Georges Borchardt Inc., the agency he founded in 1967, said he died Sunday in Manhattan, ''peacefully at home surrounded by family, including his beloved wife and business partner of over 60 years, Anne Borchardt.'' His wife told The Associated Press he died in his sleep, and cited no cause beyond his age.
Few agents were as successful and as beloved as Borchardt, once praised by author T.C. Boyle as ''the most wonderful man who ever lived on this earth.'' Borchardt helped introduce English-language readers to Eugene Ionesco, Marguerite Duras and other leading French writers and was an early enthusiast for two French-language works that became international classics — Wiesel's ''Night'' and Beckett's ''Waiting for Godot.''
A champion of texts old and new, he managed the literary estates of Beckett, Aldous Huxley and Tennessee Williams. When Princeton University scholar Robert Fagles was struggling to get his translation of Homer's ''The Iliad'' released, Borchardt stepped in and negotiated a deal with Viking.
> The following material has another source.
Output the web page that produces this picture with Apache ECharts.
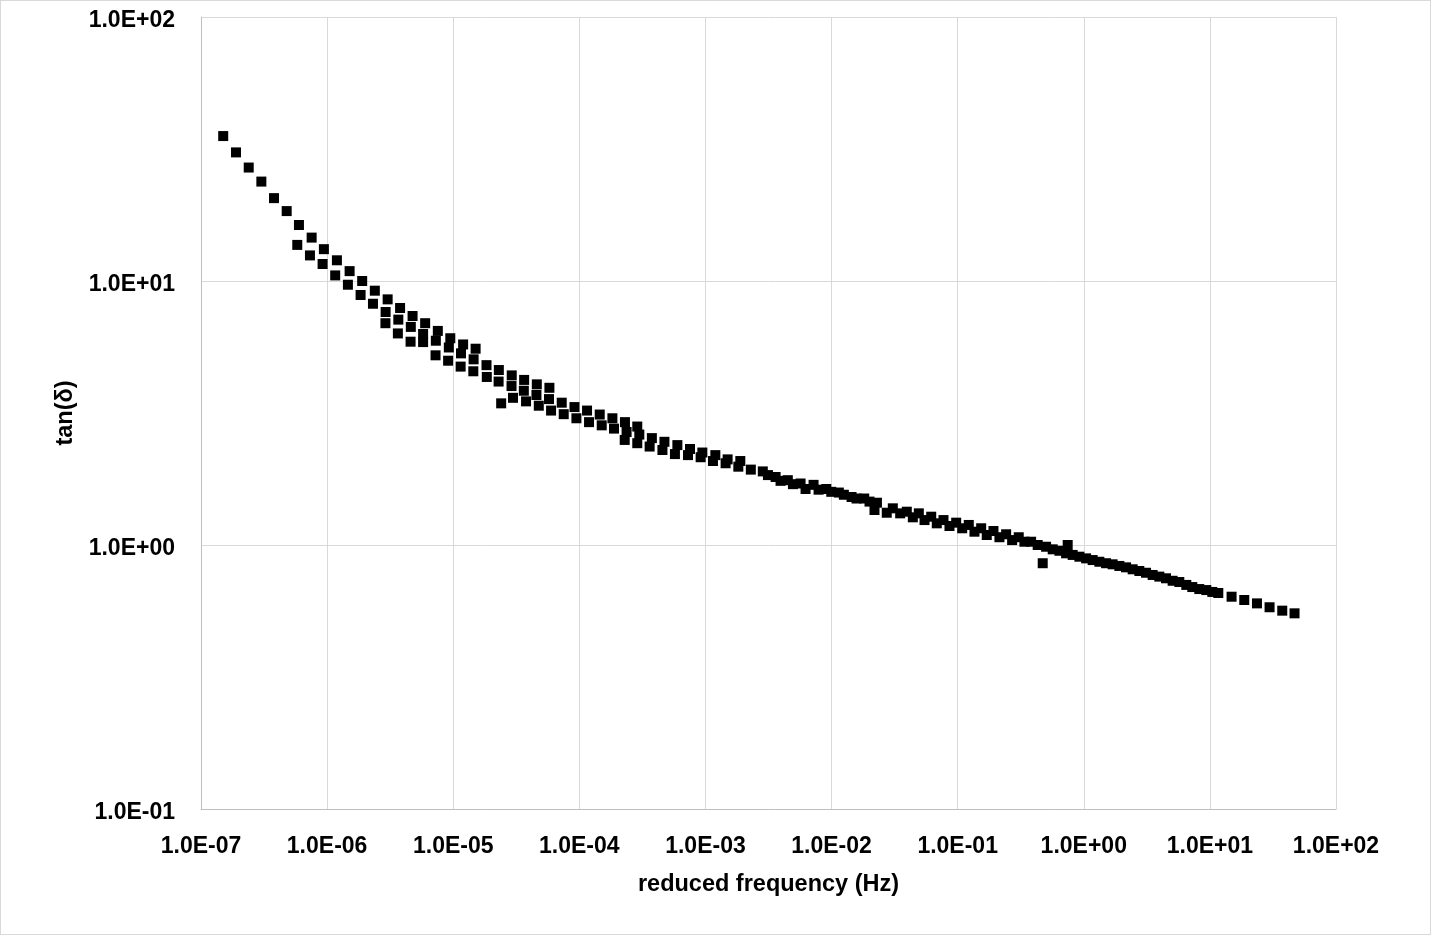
<!DOCTYPE html>
<html>
<head>
<meta charset="utf-8">
<script src="https://cdn.jsdelivr.net/npm/echarts@6/dist/echarts.min.js"></script>
<style>
html,body{margin:0;padding:0;background:#fff;}
#chart{width:1431px;height:935px;box-sizing:border-box;border:1px solid #d9d9d9;}
</style>
</head>
<body>
<div id="chart"></div>
<script>
// reduced frequency (Hz)
const freq = [
1.50e-7,1.894e-7,2.39e-7,3.01e-7,3.79e-7,4.78e-7,5.98e-7,5.80e-7,7.54e-7,7.31e-7,
9.43e-7,9.21e-7,1.196e-6,1.159e-6,1.508e-6,1.462e-6,1.897e-6,1.843e-6,2.39e-6,2.31e-6,
3.02e-6,2.91e-6,2.90e-6,3.79e-6,3.67e-6,3.64e-6,4.76e-6,4.61e-6,4.59e-6,5.99e-6,
5.77e-6,5.77e-6,7.55e-6,7.28e-6,7.24e-6,9.48e-6,9.23e-6,9.11e-6,1.198e-5,1.153e-5,
1.145e-5,1.505e-5,1.451e-5,1.443e-5,1.836e-5,1.846e-5,2.30e-5,2.29e-5,2.40e-5,2.91e-5,
2.90e-5,2.98e-5,3.65e-5,3.63e-5,3.78e-5,4.60e-5,4.57e-5,4.77e-5,5.79e-5,5.75e-5,
5.97e-5,7.25e-5,7.52e-5,9.15e-5,9.48e-5,1.151e-4,1.194e-4,1.451e-4,1.505e-4,1.829e-4,
1.884e-4,2.30e-4,2.37e-4,2.29e-4,2.88e-4,2.99e-4,2.88e-4,3.76e-4,3.61e-4,4.73e-4,
4.56e-4,5.99e-4,5.73e-4,7.54e-4,7.27e-4,9.45e-4,9.16e-4,1.198e-3,1.147e-3,1.499e-3,
1.445e-3,1.890e-3,1.823e-3,2.29e-3,2.85e-3,3.13e-3,3.60e-3,3.94e-3,4.50e-3,4.94e-3,
5.68e-3,6.22e-3,7.20e-3,7.89e-3,9.08e-3,9.95e-3,1.142e-2,1.252e-2,1.441e-2,1.578e-2,
1.816e-2,2.00e-2,2.19e-2,2.29e-2,2.74e-2,3.06e-2,3.50e-2,3.95e-2,4.41e-2,4.92e-2,
5.46e-2,6.17e-2,6.83e-2,7.72e-2,8.61e-2,9.73e-2,0.1086,0.1225,0.1359,0.1536,
0.1701,0.1922,0.2144,0.2423,0.2703,0.3050,0.3383,0.3823,0.4311,0.4725,
0.5025,0.567,0.641,0.7455,0.724,0.8166,0.923,1.043,1.176,1.329,
1.502,1.694,1.915,2.164,2.441,2.758,3.117,3.516,3.973,4.489,
5.064,5.722,6.501,7.253,8.241,9.366,10.45,11.66,14.86,18.73,
23.62,29.73,37.48,46.91
];
// tan(delta)
const tanDelta = [
35.4,30.7,26.9,23.8,20.6,18.4,16.3,13.7,14.6,12.5,
13.2,11.6,11.98,10.5,10.9,9.68,10.0,8.85,9.19,8.20,
8.52,7.63,6.92,7.90,7.14,6.33,7.37,6.70,5.89,6.92,
6.30,5.87,6.47,5.94,5.23,6.07,5.60,4.99,5.75,5.32,
4.74,5.54,5.05,4.55,4.80,4.33,4.60,4.16,3.44,4.39,
4.00,3.61,4.22,3.84,3.50,4.06,3.70,3.37,3.94,3.57,
3.23,3.46,3.13,3.33,3.02,3.23,2.92,3.12,2.84,3.02,
2.76,2.92,2.68,2.50,2.81,2.62,2.43,2.54,2.36,2.46,
2.29,2.39,2.21,2.31,2.19,2.24,2.15,2.19,2.08,2.11,
2.04,2.08,1.98,1.93,1.90,1.84,1.81,1.75,1.76,1.70,
1.71,1.63,1.69,1.62,1.63,1.59,1.58,1.55,1.52,1.50,
1.50,1.46,1.357,1.446,1.325,1.377,1.318,1.337,1.273,1.318,
1.243,1.280,1.208,1.243,1.180,1.215,1.157,1.191,1.123,1.157,
1.091,1.130,1.070,1.098,1.044,1.070,1.029,1.029,1.000,0.853,
0.985,0.963,0.951,1.000,0.930,0.917,0.903,0.890,0.877,0.864,
0.853,0.845,0.833,0.823,0.809,0.797,0.785,0.770,0.759,0.748,
0.732,0.724,0.706,0.693,0.681,0.675,0.664,0.658,0.637,0.619,
0.601,0.581,0.564,0.551
];
const xTickValues = [1e-7,1e-6,1e-5,1e-4,1e-3,1e-2,1e-1,1e0,1e1,1e2];
const xTickLabels = ['1.0E-07','1.0E-06','1.0E-05','1.0E-04','1.0E-03','1.0E-02','1.0E-01','1.0E+00','1.0E+01','1.0E+02'];
const yTickValues = [1e-1,1e0,1e1,1e2];
const yTickLabels = ['1.0E-01','1.0E+00','1.0E+01','1.0E+02'];

function pickLabel(vals, labels, v) {
  let best = 0, bd = Infinity;
  for (let i = 0; i < vals.length; i++) {
    const d = Math.abs(Math.log10(vals[i]) - Math.log10(v));
    if (d < bd) { bd = d; best = i; }
  }
  return bd < 0.01 ? labels[best] : '';
}

const points = freq.map((f, i) => [f, tanDelta[i]]);
const fontFam = '"Liberation Sans", Arial, sans-serif';
const chart = echarts.init(document.getElementById('chart'), null, {renderer: 'canvas'});
chart.setOption({
  animation: false,
  backgroundColor: '#ffffff',
  grid: {left: 200, right: 94, top: 16, bottom: 125, containLabel: false},
  xAxis: {
    type: 'log', logBase: 10, min: 1e-7, max: 1e2,
    name: 'reduced frequency (Hz)', nameLocation: 'middle', nameGap: 64,
    nameTextStyle: {fontFamily: fontFam, fontWeight: 'bold', fontSize: 23.5, color: '#000'},
    axisLine: {show: true, lineStyle: {color: '#bfbfbf', width: 1}},
    axisTick: {show: false},
    splitLine: {show: true, lineStyle: {color: '#d9d9d9', width: 1}},
    minorTick: {show: false},
    axisLabel: {
      margin: 26, color: '#000', fontFamily: fontFam, fontWeight: 'bold', fontSize: 23,
      formatter: v => pickLabel(xTickValues, xTickLabels, v)
    }
  },
  yAxis: {
    type: 'log', logBase: 10, min: 0.1, max: 100,
    name: 'tan(δ)', nameLocation: 'middle', nameGap: 123,
    nameTextStyle: {fontFamily: fontFam, fontWeight: 'bold', fontSize: 23.5, color: '#000'},
    axisLine: {show: true, lineStyle: {color: '#bfbfbf', width: 1}},
    axisTick: {show: false},
    splitLine: {show: true, lineStyle: {color: '#d9d9d9', width: 1}},
    axisLabel: {
      margin: 26, color: '#000', fontFamily: fontFam, fontWeight: 'bold', fontSize: 23,
      formatter: v => { const s = pickLabel(yTickValues, yTickLabels, v); return s ? '{a|' + s + '}' : ''; },
      rich: {a: {fontFamily: fontFam, fontWeight: 'bold', fontSize: 23, color: '#000', padding: [8, 0, 0, 0]}}
    }
  },
  series: [{
    type: 'scatter',
    data: points,
    symbol: 'rect',
    symbolSize: 10,
    itemStyle: {color: '#000000', opacity: 1},
    emphasis: {disabled: true}
  }]
});
</script>
</body>
</html>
Fagles went on to complete acclaimed and bestselling editions of ''The Iliad,'' ''The Odyssey'' and ''The Aeneid.''
Other clients at the agency, which he ran with his wife and his daughter, Valerie, included Claire Messud, poets John Ashbery and Robert Bly, feminist Kate Millett and the critic-novelist Stanley Crouch. Borchardt was a former board member of PEN America and president of the Association of Authors' Representatives. In 2010, France awarded him the insignia of Chevalier of the Legion of Honor.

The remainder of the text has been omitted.